Пока я вспоминал нашу последнюю ночь, меня опускали вниз. Уже меж отдаляющихся фигур моей семьи, снизу вверх увидел её ещё раз – ещё один мой последний взгляд коснулся любимого лица. С губ её слетало тихо одно лишь слово: «Час, – повторяла она, – час». Хотя я даже не слышал этого слова, а уловил его – во взгляде, в воздухе. Я знал, что стоит мне лишь позвать, и она пойдёт за мной. Но ей исполнился 21 год. Перед ней открывался целый мир, по которому следовало двигаться ещё очень долго. Я сказал ей: «Останься». И она снова поняла меня, поняла с полуслова, с полувзгляда, как всегда понимала.

Потом её скрыли от моего взгляда, потом я оказался где-то далеко внизу, потом послышался знакомый с детства шум земли и камня. А потом наступила тишина. И чувствовался лишь густой аромат цветов, который распространился между мной и землёй, вокруг и внутри нас. После я растворялся в мыслях о ней, пытался вспоминать, вести счёт месяцам и дням. Но лишь пару недель крутился в голове этот календарь. Так проходили дни, месяцы, даже годы… И тогда я вспомнил о тех словах, которые не произнёс для неё когда-то. И они, запоздалые, тянущей болью залегли в моей груди.

А однажды я вновь увидел небо. Кладбище перекопали, и теперь на его месте был сад: деревья, трава, цветы. И возликовал, обрадовался, что теперь я наверняка отыщу её здесь и отдам то, что должно быть с ней навсегда… Но её не было. Вокруг раскачивались другие прекрасные цветы, незнакомые мне, сияло солнце, а её не было. Я понял, что оставался под землёй целую сотню лет. А она сейчас, наверное, стала травой, цветком или колосом пшеницы, созревающей неизвестно в каких далёких полях. Я готов был обойти весь свет ради того, чтобы разыскать её. Но я был всего лишь цветком. И когда попытался вырваться из земли, чтобы пойти к ней, броситься к её ногам, мои корни оголились, стебель надломился, листья, взывавшие к небу, опали… Я снова умер. Умер в последний раз. И когда опять превратился в земную пыль, лишь тогда я понял, почему цветы умирают рано. Все они были людьми когда-то, и поднимаясь из-под земли, они продолжают искать кого-то. А не находя, умирают снова, в последний раз.

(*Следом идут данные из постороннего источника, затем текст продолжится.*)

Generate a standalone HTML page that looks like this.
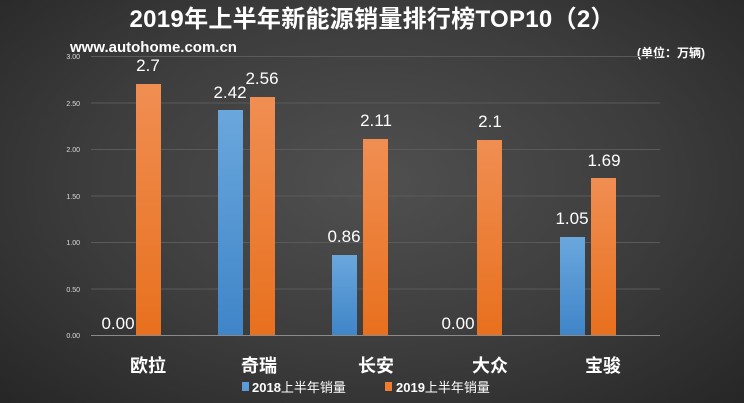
<!DOCTYPE html>
<html><head><meta charset="utf-8"><style>
body{margin:0;width:744px;height:403px;overflow:hidden;background:radial-gradient(ellipse at 50% 45%,#505050 0%,#3c3c3c 55%,#262626 100%);font-family:"Liberation Sans","Noto Sans CJK SC",sans-serif;color:#fff}
</style></head><body>
<svg width="744" height="403" xmlns="http://www.w3.org/2000/svg" style="position:absolute;left:0;top:0">
<defs>
<linearGradient id="b" x1="0" y1="0" x2="0" y2="1"><stop offset="0" stop-color="#6aa7dd"/><stop offset="1" stop-color="#3f85c8"/></linearGradient>
<linearGradient id="o" x1="0" y1="0" x2="0" y2="1"><stop offset="0" stop-color="#f08e52"/><stop offset="1" stop-color="#e8701e"/></linearGradient>
</defs>
<g font-family="Liberation Sans,Noto Sans CJK SC,sans-serif">
<text x="372" y="27" text-anchor="middle" font-size="24" font-weight="bold" fill="#fff" textLength="485">2019年上半年新能源销量排行榜TOP10（2）</text>
<text x="70" y="52" font-size="15" font-weight="bold" fill="#fff">www.autohome.com.cn</text>
<text x="705" y="57" text-anchor="end" font-size="12" font-weight="bold" fill="#fff">(单位：万辆)</text>
<g stroke="#5a5a5a" stroke-width="1">
<line x1="91" y1="56.5" x2="660" y2="56.5"/><line x1="91" y1="103" x2="660" y2="103"/><line x1="91" y1="149.5" x2="660" y2="149.5"/><line x1="91" y1="196" x2="660" y2="196"/><line x1="91" y1="242.5" x2="660" y2="242.5"/><line x1="91" y1="289" x2="660" y2="289"/>
</g>
<line x1="91" y1="335.5" x2="660" y2="335.5" stroke="#8a8a8a"/>
<g font-size="7" fill="#ddd" text-anchor="end">
<text x="80" y="59">3.00</text><text x="80" y="106">2.50</text><text x="80" y="152">2.00</text><text x="80" y="199">1.50</text><text x="80" y="245">1.00</text><text x="80" y="292">0.50</text><text x="80" y="338">0.00</text>
</g>
<rect x="136" y="84" width="25" height="251" fill="url(#o)"/>
<rect x="218" y="110" width="25" height="225" fill="url(#b)"/>
<rect x="250" y="97" width="25" height="238" fill="url(#o)"/>
<rect x="332" y="255" width="25" height="80" fill="url(#b)"/>
<rect x="363" y="139" width="25" height="196" fill="url(#o)"/>
<rect x="477" y="140" width="25" height="195" fill="url(#o)"/>
<rect x="560" y="237" width="25" height="98" fill="url(#b)"/>
<rect x="591" y="178" width="25" height="157" fill="url(#o)"/>
<g font-size="17" fill="#fff" text-anchor="middle">
<text x="118" y="329">0.00</text><text x="148" y="71">2.7</text>
<text x="230" y="98">2.42</text><text x="262" y="84">2.56</text>
<text x="344" y="242">0.86</text><text x="376" y="126">2.11</text>
<text x="458" y="329">0.00</text><text x="490" y="127">2.1</text>
<text x="572" y="224">1.05</text><text x="604" y="166">1.69</text>
</g>
<g font-size="18" font-weight="bold" fill="#fff" text-anchor="middle">
<text x="148" y="372">欧拉</text><text x="259" y="372">奇瑞</text><text x="376" y="372">长安</text><text x="490" y="372">大众</text><text x="603" y="372">宝骏</text>
</g>
<rect x="242" y="382" width="7" height="9" fill="#5b9bd5"/>
<text x="252" y="392" font-size="13" fill="#fff"><tspan font-weight="bold">2018</tspan>上半年销量</text>
<rect x="385" y="382" width="7" height="9" fill="#ed7d31"/>
<text x="396" y="392" font-size="13" fill="#fff"><tspan font-weight="bold">2019</tspan>上半年销量</text>
</g>
</svg>
</body></html>
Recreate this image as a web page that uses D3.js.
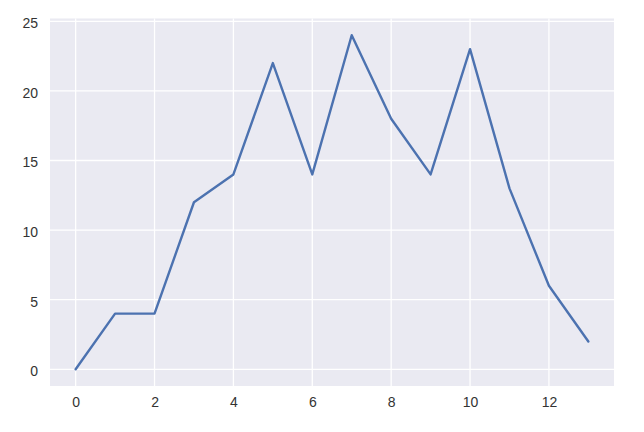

А ещё я понял, что ничего в этом мире нельзя отыскать и обрести дважды. И потому мне хотелось кричать всем цветам вокруг напоследок: «Не теряйте! Не теряйте, ибо уже никогда не сможете найти!» Но силы мои были на исходе, поэтому вырвался из груди не крик, а лишь едва уловимый шёпот…

Эти строки были написаны для одной-единственной девушки, которую я любил и которую не смог найти, чтобы поведать ей о своей любви. А потому я отдаю их вам, люди, – тем, которые всегда теряют то, что больше всего было дорого.